Cost is a relative measure of initial kit/RTR price, electronics, and tire expenses. Skill level reflects how difficult the class is to drive at a competitive pace.

Frequently Asked Questions

What’s the difference between a “basher” and a “racer”?

A “basher” is designed for all-around fun, durability, and often has a high center of gravity for clearing obstacles. A “racer” is a precision vehicle with a low center of gravity and extensive adjustability, designed specifically for optimal performance on a racetrack.

Do I need to buy a kit to be competitive?
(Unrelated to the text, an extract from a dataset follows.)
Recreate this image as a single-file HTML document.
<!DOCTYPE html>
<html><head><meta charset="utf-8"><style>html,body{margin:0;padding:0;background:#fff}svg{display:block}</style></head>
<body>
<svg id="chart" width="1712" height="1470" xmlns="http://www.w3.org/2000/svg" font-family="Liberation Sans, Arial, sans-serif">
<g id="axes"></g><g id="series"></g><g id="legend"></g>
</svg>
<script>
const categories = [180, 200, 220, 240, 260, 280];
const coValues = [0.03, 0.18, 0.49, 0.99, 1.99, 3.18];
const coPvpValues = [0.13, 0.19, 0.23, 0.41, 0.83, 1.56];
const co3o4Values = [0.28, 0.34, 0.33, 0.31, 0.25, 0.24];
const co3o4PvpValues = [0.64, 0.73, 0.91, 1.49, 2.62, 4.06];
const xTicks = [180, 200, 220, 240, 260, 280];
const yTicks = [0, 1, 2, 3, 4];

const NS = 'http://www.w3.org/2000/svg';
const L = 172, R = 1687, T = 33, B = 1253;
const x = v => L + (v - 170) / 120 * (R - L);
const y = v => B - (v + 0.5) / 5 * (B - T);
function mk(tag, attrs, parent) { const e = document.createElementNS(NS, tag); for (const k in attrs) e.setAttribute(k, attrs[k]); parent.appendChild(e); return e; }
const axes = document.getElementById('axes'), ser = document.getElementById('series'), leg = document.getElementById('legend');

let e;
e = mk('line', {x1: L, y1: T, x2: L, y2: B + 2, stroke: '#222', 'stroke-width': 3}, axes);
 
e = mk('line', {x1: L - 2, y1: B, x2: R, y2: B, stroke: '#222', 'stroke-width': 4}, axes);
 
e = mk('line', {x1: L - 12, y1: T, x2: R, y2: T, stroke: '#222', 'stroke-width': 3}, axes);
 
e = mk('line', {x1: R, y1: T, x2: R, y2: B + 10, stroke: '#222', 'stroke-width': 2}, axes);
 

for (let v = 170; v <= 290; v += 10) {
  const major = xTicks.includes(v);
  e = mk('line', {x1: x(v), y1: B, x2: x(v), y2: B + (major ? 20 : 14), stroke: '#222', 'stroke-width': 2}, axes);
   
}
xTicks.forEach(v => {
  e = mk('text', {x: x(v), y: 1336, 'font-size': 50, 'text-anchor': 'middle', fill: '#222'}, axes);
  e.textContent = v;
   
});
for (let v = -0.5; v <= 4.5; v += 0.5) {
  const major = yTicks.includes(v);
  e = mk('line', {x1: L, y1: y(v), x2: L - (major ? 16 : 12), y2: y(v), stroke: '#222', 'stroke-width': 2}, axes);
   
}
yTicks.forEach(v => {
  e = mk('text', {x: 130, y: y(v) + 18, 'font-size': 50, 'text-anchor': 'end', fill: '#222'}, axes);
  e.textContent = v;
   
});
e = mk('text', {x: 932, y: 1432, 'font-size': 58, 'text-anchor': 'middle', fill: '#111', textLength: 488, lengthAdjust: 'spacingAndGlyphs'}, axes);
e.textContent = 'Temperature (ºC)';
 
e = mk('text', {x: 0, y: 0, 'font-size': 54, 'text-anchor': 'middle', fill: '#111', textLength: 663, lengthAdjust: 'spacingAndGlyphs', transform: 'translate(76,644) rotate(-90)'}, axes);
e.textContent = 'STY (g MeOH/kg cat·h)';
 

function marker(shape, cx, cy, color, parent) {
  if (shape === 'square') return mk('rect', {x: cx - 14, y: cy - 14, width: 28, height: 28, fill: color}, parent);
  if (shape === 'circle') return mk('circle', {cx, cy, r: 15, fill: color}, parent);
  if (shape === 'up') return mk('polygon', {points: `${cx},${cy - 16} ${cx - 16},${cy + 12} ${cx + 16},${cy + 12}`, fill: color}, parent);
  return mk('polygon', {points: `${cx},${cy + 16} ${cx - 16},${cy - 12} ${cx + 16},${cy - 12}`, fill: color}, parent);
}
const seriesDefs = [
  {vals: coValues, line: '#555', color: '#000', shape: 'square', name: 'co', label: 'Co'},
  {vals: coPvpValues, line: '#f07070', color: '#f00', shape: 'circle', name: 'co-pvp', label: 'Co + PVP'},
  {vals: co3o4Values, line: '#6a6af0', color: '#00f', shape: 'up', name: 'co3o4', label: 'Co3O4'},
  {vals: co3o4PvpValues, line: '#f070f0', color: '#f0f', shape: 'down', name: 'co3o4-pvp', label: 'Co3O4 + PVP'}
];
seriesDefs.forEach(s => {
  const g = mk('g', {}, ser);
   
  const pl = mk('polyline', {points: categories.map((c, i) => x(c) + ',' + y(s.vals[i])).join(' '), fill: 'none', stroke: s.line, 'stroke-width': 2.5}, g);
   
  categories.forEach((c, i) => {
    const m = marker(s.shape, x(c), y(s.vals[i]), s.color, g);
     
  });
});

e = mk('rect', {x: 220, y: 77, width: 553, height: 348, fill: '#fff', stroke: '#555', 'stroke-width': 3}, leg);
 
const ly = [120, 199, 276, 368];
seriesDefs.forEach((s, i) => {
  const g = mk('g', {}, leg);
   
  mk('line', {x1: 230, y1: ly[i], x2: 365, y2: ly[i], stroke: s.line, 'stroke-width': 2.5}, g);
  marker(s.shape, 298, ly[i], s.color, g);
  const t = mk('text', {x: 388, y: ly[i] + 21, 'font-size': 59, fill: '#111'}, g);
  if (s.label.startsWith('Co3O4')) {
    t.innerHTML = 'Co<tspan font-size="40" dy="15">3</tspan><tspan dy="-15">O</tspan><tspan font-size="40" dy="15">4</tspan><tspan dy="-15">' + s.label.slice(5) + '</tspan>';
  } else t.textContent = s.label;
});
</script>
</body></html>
While many top drivers prefer kits, you can absolutely be competitive with a high-quality Ready-to-Run (RTR) model from a race-oriented brand. However, you will likely want to upgrade the servo, motor, and ESC over time to match the performance of kit-based cars.

How fast do racing RC cars go?

Speed varies by class. A “Spec” 1/10 buggy might top out around 25-30 mph on the straightaway, focusing on corner speed. A “Modified” 1/8 scale buggy can easily exceed 50-60 mph. On a track, however, lap times and consistency are far more important than raw top speed.

What are the most essential tools I need to start?

You’ll need a quality set of hex drivers (1.5mm, 2.0mm, 2.5mm), a nut driver for wheel nuts (usually 7mm), shock pliers for building and maintaining shocks, and a car stand to work on your vehicle. Don’t skimp on tools; cheap ones will strip screws and cause headaches.